AI dominance is usually discussed in terms of models, chips and software talent. Yet the most advanced systems are not abstract digital products. They run inside facilities that require land, power, cooling, fiber, substations, transformers and specialized construction; data centers that increasingly resemble heavy industrial assets, not office parks. That reality is colliding with a political system still learning how to regulate the sector.
Recent proposals show lawmakers beginning to grasp the scale. The White House’s national AI framework calls for streamlined permitting so data centers can generate power on site, while insisting ordinary ratepayers not foot the bill for grid upgrades driven by private demand. The bipartisan Great American AI Act discussion draft from Representatives Jay Obernolte and Lori Trahan would create a broader governance framework addressing workforce, cybersecurity, standards and infrastructure barriers. FERC, meanwhile, has moved to force regional grid operators to reform how they connect very large power users.
Those are real signs of progress. But they also expose the core problem: AI infrastructure is still treated as an add-on to AI policy rather than its central constraint.
“AI is not just a software race anymore,” said Samir Tabar, CEO of WhiteFiber and Bit Digital, whose work sits at the intersection of AI infrastructure and data-center development. “It is a power, permitting and execution race. The countries that can bring energy and compute capacity online quickly, reliably and responsibly will have a strategic advantage over those that only regulate the model layer.”
The numbers explain why. Data centers already consume a meaningful share of U.S. electricity, and official estimates suggest their demand could rise sharply. AI workloads are more energy-intensive than traditional cloud applications, and demand is concentrated in hubs where land, grid capacity and political tolerance are finite.
The result is a new bottleneck. In some regions, developers can acquire chips and raise capital faster than they can secure power. Utilities face interconnection queues never designed for dozens of large-load projects arriving at once. Communities worry about bills, water, noise and opaque approvals. Industry warns that delay could push investment abroad.
Congress is trying to balance all of this at once. One camp argues America cannot win if developers must navigate a patchwork of state and local rules, favoring federal preemption and streamlined permitting. Another worries the buildout is moving too fast. The AI Data Center Site Selection Transparency Act of 2026, from Representative LaMonica McIver with co-leads including Andre Carson and Valerie Foushee, would require advance disclosure of proposed locations, electricity and water use and environmental impacts. Senator Bernie Sanders and Representative Alexandria Ocasio-Cortez go further, proposing a moratorium until stronger safeguards exist. That spectrum—from fast-track permitting to moratorium—shows how unsettled the debate remains.
The strongest case for Congress’s approach is that lawmakers are finally treating AI as a competitiveness issue. The country does need a federal framework, clearer rules for advanced systems, and protection from a freezing state-by-state patchwork. It also needs to recognize that energy policy is AI policy.
Here, regulators are moving in the right direction. FERC’s push on large-load interconnection matters because grid delays have become a leading obstacle to deployment. The White House’s emphasis on on-site generation matters because some data centers may need to bring their own power rather than wait years.

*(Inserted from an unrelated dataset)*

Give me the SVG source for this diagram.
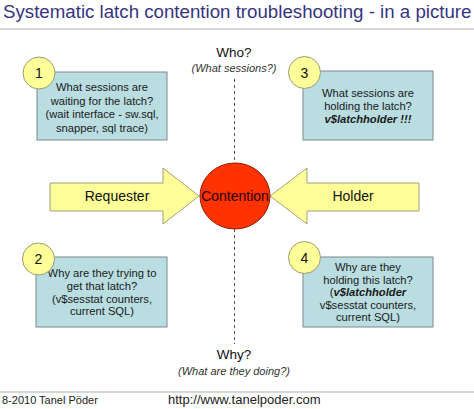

But recognition can curdle into reaction. Accelerate permitting without solving cost allocation, and communities will see AI as a private profit engine funded by public bills. Preempt state laws without a credible federal floor, and resistance intensifies. Govern the model layer while leaving energy to separate processes, and you get a law that is ambitious but operationally incomplete.
“The mistake would be to think of infrastructure as a secondary issue,” Tabar said. “In practice, infrastructure is the limiting factor. You can have the best model, the best engineers and the best capital base, but if you cannot power the compute, you cannot deploy at scale.”

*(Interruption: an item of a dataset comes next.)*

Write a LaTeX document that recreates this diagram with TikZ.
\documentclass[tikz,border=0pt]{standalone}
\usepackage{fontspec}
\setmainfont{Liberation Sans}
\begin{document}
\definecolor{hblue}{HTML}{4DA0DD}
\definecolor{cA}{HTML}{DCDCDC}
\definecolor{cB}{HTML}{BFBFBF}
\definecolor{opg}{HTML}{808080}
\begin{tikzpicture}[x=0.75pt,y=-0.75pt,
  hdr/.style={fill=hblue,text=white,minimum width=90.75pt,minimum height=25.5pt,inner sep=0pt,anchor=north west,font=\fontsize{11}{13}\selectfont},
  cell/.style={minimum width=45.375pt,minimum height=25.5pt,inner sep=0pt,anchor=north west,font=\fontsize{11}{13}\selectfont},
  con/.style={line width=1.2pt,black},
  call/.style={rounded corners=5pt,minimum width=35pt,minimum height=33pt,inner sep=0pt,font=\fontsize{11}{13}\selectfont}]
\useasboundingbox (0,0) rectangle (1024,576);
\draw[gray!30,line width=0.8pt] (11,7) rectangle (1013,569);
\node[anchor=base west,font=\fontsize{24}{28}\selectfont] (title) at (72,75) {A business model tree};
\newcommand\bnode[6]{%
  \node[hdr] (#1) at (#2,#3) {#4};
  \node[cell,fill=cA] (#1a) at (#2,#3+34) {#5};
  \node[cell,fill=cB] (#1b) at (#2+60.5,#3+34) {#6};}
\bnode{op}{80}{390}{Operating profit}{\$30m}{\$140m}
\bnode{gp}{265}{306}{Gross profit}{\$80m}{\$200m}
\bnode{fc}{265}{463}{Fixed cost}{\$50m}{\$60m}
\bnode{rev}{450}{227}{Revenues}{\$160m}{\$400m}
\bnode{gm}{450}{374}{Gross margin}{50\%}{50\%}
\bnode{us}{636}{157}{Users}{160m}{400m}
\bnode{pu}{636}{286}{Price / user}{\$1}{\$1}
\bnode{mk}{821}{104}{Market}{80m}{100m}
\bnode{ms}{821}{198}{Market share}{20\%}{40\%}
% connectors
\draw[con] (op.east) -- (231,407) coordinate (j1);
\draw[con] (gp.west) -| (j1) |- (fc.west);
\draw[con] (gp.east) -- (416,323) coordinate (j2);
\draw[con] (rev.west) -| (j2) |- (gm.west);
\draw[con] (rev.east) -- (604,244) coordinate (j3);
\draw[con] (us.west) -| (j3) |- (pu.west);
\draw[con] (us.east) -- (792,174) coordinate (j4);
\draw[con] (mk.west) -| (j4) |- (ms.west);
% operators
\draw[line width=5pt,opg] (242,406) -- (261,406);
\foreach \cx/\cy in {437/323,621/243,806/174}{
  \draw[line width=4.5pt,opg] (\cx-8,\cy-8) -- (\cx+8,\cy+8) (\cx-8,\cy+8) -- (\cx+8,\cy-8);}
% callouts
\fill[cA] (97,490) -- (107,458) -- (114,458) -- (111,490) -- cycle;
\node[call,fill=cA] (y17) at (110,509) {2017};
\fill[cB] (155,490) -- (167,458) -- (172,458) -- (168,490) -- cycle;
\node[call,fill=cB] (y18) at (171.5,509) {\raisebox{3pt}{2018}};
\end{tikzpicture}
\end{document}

The answer is not deregulation but a sharper federal bargain: faster approvals in exchange for transparency, clear cost responsibility, energy resilience and community benefits. A dedicated AI infrastructure title could set standards for interconnection reviews, require disclosure of power and water use, support on-site generation, protect residential ratepayers, and fast-track projects meeting reliability and environmental criteria. It could also distinguish a frontier training campus from an ordinary cloud expansion—moving past the false binary of “build everything” versus “pause everything.”
The geopolitics are unforgiving. China and the Gulf states are not treating infrastructure as an afterthought; they are aligning compute, energy, industrial policy and national security. If America lets delay and fragmentation slow deployment while competitors coordinate, its lead could erode even as U.S. firms keep producing the best models.
Congress is getting much right: a national framework, the risks of fragmentation, the link between AI and power, the concerns of affected communities. But it may be getting one thing dangerously wrong: legislating AI as if the challenge is governing intelligence, rather than building and powering the systems through which that intelligence exists.
The next stage should be judged by a simple test: does it help America deploy secure, reliable, affordable and accountable AI infrastructure at the speed required to compete? If not, Congress may pass an AI bill and still lose the AI infrastructure race.